— start of Available data —
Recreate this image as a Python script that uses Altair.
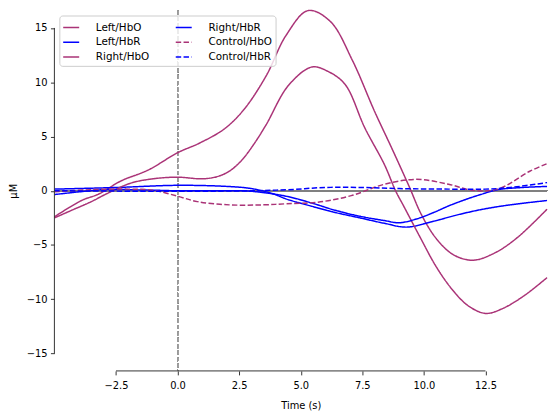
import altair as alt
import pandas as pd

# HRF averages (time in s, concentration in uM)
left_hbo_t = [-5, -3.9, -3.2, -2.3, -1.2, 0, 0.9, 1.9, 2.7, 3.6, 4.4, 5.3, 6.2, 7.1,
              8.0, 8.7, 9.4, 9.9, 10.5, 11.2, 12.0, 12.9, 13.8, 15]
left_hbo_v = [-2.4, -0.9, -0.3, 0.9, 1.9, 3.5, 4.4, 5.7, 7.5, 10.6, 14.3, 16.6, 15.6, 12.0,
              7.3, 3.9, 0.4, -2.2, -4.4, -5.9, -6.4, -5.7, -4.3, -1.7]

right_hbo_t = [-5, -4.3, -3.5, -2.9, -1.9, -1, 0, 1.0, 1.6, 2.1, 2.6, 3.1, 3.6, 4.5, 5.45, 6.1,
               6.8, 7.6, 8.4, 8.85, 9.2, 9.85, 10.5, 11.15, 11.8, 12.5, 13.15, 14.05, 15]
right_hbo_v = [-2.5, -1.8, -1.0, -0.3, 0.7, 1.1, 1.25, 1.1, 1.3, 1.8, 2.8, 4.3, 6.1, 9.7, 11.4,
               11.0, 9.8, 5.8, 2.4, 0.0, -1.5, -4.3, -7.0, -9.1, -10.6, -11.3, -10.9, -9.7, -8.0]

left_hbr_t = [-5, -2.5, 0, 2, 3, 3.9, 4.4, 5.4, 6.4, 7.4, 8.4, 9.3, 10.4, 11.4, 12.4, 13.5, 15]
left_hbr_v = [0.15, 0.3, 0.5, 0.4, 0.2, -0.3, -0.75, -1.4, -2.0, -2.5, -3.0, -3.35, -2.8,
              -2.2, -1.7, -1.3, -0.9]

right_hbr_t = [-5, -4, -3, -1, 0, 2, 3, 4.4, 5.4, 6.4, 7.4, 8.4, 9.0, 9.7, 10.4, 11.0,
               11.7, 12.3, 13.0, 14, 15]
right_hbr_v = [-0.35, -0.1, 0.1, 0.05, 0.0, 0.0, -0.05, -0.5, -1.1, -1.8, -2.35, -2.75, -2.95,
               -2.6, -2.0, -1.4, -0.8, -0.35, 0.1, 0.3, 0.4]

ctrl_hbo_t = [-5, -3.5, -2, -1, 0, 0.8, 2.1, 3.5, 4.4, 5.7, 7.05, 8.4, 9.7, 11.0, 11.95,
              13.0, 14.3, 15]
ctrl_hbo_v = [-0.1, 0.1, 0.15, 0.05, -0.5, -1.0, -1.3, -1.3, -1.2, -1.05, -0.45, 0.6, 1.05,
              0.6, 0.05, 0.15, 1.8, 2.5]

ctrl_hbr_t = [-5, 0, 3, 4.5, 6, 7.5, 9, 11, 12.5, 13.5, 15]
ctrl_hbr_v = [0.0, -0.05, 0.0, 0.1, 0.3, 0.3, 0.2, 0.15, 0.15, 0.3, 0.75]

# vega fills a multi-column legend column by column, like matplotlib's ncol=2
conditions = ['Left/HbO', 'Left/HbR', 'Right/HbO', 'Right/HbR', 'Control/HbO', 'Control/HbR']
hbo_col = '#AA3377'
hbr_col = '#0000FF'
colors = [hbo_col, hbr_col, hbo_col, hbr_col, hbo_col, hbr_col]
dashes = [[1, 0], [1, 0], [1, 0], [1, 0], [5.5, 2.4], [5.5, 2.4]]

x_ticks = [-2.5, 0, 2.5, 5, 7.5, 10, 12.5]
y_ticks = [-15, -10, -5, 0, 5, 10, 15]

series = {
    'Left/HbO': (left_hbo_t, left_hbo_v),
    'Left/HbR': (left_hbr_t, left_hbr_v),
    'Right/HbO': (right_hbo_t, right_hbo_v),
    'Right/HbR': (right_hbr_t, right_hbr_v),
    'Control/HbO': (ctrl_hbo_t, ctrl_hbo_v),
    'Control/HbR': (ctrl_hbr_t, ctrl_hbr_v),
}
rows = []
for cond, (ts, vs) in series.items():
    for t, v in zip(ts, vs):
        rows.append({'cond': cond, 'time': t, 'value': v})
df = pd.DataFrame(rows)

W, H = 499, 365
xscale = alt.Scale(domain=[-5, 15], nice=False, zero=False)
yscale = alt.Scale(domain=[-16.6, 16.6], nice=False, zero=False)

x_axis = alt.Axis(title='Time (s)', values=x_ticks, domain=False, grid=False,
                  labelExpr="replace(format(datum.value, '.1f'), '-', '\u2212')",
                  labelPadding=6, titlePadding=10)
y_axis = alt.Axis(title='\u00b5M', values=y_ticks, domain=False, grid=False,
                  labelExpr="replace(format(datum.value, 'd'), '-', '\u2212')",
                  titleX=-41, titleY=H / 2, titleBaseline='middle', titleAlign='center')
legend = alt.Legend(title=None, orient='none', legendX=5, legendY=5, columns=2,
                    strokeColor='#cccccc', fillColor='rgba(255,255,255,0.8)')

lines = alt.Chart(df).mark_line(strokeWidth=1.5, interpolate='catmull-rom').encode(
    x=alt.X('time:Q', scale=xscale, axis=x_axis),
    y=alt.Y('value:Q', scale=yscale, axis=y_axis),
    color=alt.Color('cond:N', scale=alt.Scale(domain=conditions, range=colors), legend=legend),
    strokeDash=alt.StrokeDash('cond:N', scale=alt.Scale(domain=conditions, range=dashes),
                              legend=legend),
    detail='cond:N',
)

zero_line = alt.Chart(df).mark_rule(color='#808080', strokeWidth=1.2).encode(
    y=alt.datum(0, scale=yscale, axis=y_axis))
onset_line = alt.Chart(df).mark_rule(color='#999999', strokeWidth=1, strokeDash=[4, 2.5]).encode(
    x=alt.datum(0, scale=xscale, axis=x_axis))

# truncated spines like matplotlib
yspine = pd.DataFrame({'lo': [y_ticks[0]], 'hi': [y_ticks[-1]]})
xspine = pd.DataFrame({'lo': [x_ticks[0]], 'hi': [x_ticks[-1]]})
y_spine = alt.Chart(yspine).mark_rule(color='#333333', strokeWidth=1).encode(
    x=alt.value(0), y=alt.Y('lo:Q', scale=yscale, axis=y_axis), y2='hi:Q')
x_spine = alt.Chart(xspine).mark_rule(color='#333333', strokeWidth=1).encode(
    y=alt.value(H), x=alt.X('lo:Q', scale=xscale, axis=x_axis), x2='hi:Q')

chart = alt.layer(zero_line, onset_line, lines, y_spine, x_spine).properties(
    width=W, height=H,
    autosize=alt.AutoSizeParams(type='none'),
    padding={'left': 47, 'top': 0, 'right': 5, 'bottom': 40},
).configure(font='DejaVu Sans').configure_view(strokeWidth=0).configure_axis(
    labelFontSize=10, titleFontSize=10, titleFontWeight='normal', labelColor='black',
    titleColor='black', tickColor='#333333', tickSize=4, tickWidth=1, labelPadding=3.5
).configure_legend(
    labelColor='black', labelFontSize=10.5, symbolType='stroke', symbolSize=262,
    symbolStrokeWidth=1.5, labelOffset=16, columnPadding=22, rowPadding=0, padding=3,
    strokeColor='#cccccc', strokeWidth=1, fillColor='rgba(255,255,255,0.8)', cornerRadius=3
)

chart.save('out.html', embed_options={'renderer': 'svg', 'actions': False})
— end of Available data —
(Objective): Repeat the material above in full and exactly, apart from the pictures.

(Answer to the task):
Recreate this image as a Python script that uses Altair.
import altair as alt
import pandas as pd

# HRF averages (time in s, concentration in uM)
left_hbo_t = [-5, -3.9, -3.2, -2.3, -1.2, 0, 0.9, 1.9, 2.7, 3.6, 4.4, 5.3, 6.2, 7.1,
              8.0, 8.7, 9.4, 9.9, 10.5, 11.2, 12.0, 12.9, 13.8, 15]
left_hbo_v = [-2.4, -0.9, -0.3, 0.9, 1.9, 3.5, 4.4, 5.7, 7.5, 10.6, 14.3, 16.6, 15.6, 12.0,
              7.3, 3.9, 0.4, -2.2, -4.4, -5.9, -6.4, -5.7, -4.3, -1.7]

right_hbo_t = [-5, -4.3, -3.5, -2.9, -1.9, -1, 0, 1.0, 1.6, 2.1, 2.6, 3.1, 3.6, 4.5, 5.45, 6.1,
               6.8, 7.6, 8.4, 8.85, 9.2, 9.85, 10.5, 11.15, 11.8, 12.5, 13.15, 14.05, 15]
right_hbo_v = [-2.5, -1.8, -1.0, -0.3, 0.7, 1.1, 1.25, 1.1, 1.3, 1.8, 2.8, 4.3, 6.1, 9.7, 11.4,
               11.0, 9.8, 5.8, 2.4, 0.0, -1.5, -4.3, -7.0, -9.1, -10.6, -11.3, -10.9, -9.7, -8.0]

left_hbr_t = [-5, -2.5, 0, 2, 3, 3.9, 4.4, 5.4, 6.4, 7.4, 8.4, 9.3, 10.4, 11.4, 12.4, 13.5, 15]
left_hbr_v = [0.15, 0.3, 0.5, 0.4, 0.2, -0.3, -0.75, -1.4, -2.0, -2.5, -3.0, -3.35, -2.8,
              -2.2, -1.7, -1.3, -0.9]

right_hbr_t = [-5, -4, -3, -1, 0, 2, 3, 4.4, 5.4, 6.4, 7.4, 8.4, 9.0, 9.7, 10.4, 11.0,
               11.7, 12.3, 13.0, 14, 15]
right_hbr_v = [-0.35, -0.1, 0.1, 0.05, 0.0, 0.0, -0.05, -0.5, -1.1, -1.8, -2.35, -2.75, -2.95,
               -2.6, -2.0, -1.4, -0.8, -0.35, 0.1, 0.3, 0.4]

ctrl_hbo_t = [-5, -3.5, -2, -1, 0, 0.8, 2.1, 3.5, 4.4, 5.7, 7.05, 8.4, 9.7, 11.0, 11.95,
              13.0, 14.3, 15]
ctrl_hbo_v = [-0.1, 0.1, 0.15, 0.05, -0.5, -1.0, -1.3, -1.3, -1.2, -1.05, -0.45, 0.6, 1.05,
              0.6, 0.05, 0.15, 1.8, 2.5]

ctrl_hbr_t = [-5, 0, 3, 4.5, 6, 7.5, 9, 11, 12.5, 13.5, 15]
ctrl_hbr_v = [0.0, -0.05, 0.0, 0.1, 0.3, 0.3, 0.2, 0.15, 0.15, 0.3, 0.75]

# vega fills a multi-column legend column by column, like matplotlib's ncol=2
conditions = ['Left/HbO', 'Left/HbR', 'Right/HbO', 'Right/HbR', 'Control/HbO', 'Control/HbR']
hbo_col = '#AA3377'
hbr_col = '#0000FF'
colors = [hbo_col, hbr_col, hbo_col, hbr_col, hbo_col, hbr_col]
dashes = [[1, 0], [1, 0], [1, 0], [1, 0], [5.5, 2.4], [5.5, 2.4]]

x_ticks = [-2.5, 0, 2.5, 5, 7.5, 10, 12.5]
y_ticks = [-15, -10, -5, 0, 5, 10, 15]

series = {
    'Left/HbO': (left_hbo_t, left_hbo_v),
    'Left/HbR': (left_hbr_t, left_hbr_v),
    'Right/HbO': (right_hbo_t, right_hbo_v),
    'Right/HbR': (right_hbr_t, right_hbr_v),
    'Control/HbO': (ctrl_hbo_t, ctrl_hbo_v),
    'Control/HbR': (ctrl_hbr_t, ctrl_hbr_v),
}
rows = []
for cond, (ts, vs) in series.items():
    for t, v in zip(ts, vs):
        rows.append({'cond': cond, 'time': t, 'value': v})
df = pd.DataFrame(rows)

W, H = 499, 365
xscale = alt.Scale(domain=[-5, 15], nice=False, zero=False)
yscale = alt.Scale(domain=[-16.6, 16.6], nice=False, zero=False)

x_axis = alt.Axis(title='Time (s)', values=x_ticks, domain=False, grid=False,
                  labelExpr="replace(format(datum.value, '.1f'), '-', '\u2212')",
                  labelPadding=6, titlePadding=10)
y_axis = alt.Axis(title='\u00b5M', values=y_ticks, domain=False, grid=False,
                  labelExpr="replace(format(datum.value, 'd'), '-', '\u2212')",
                  titleX=-41, titleY=H / 2, titleBaseline='middle', titleAlign='center')
legend = alt.Legend(title=None, orient='none', legendX=5, legendY=5, columns=2,
                    strokeColor='#cccccc', fillColor='rgba(255,255,255,0.8)')

lines = alt.Chart(df).mark_line(strokeWidth=1.5, interpolate='catmull-rom').encode(
    x=alt.X('time:Q', scale=xscale, axis=x_axis),
    y=alt.Y('value:Q', scale=yscale, axis=y_axis),
    color=alt.Color('cond:N', scale=alt.Scale(domain=conditions, range=colors), legend=legend),
    strokeDash=alt.StrokeDash('cond:N', scale=alt.Scale(domain=conditions, range=dashes),
                              legend=legend),
    detail='cond:N',
)

zero_line = alt.Chart(df).mark_rule(color='#808080', strokeWidth=1.2).encode(
    y=alt.datum(0, scale=yscale, axis=y_axis))
onset_line = alt.Chart(df).mark_rule(color='#999999', strokeWidth=1, strokeDash=[4, 2.5]).encode(
    x=alt.datum(0, scale=xscale, axis=x_axis))

# truncated spines like matplotlib
yspine = pd.DataFrame({'lo': [y_ticks[0]], 'hi': [y_ticks[-1]]})
xspine = pd.DataFrame({'lo': [x_ticks[0]], 'hi': [x_ticks[-1]]})
y_spine = alt.Chart(yspine).mark_rule(color='#333333', strokeWidth=1).encode(
    x=alt.value(0), y=alt.Y('lo:Q', scale=yscale, axis=y_axis), y2='hi:Q')
x_spine = alt.Chart(xspine).mark_rule(color='#333333', strokeWidth=1).encode(
    y=alt.value(H), x=alt.X('lo:Q', scale=xscale, axis=x_axis), x2='hi:Q')

chart = alt.layer(zero_line, onset_line, lines, y_spine, x_spine).properties(
    width=W, height=H,
    autosize=alt.AutoSizeParams(type='none'),
    padding={'left': 47, 'top': 0, 'right': 5, 'bottom': 40},
).configure(font='DejaVu Sans').configure_view(strokeWidth=0).configure_axis(
    labelFontSize=10, titleFontSize=10, titleFontWeight='normal', labelColor='black',
    titleColor='black', tickColor='#333333', tickSize=4, tickWidth=1, labelPadding=3.5
).configure_legend(
    labelColor='black', labelFontSize=10.5, symbolType='stroke', symbolSize=262,
    symbolStrokeWidth=1.5, labelOffset=16, columnPadding=22, rowPadding=0, padding=3,
    strokeColor='#cccccc', strokeWidth=1, fillColor='rgba(255,255,255,0.8)', cornerRadius=3
)

chart.save('out.html', embed_options={'renderer': 'svg', 'actions': False})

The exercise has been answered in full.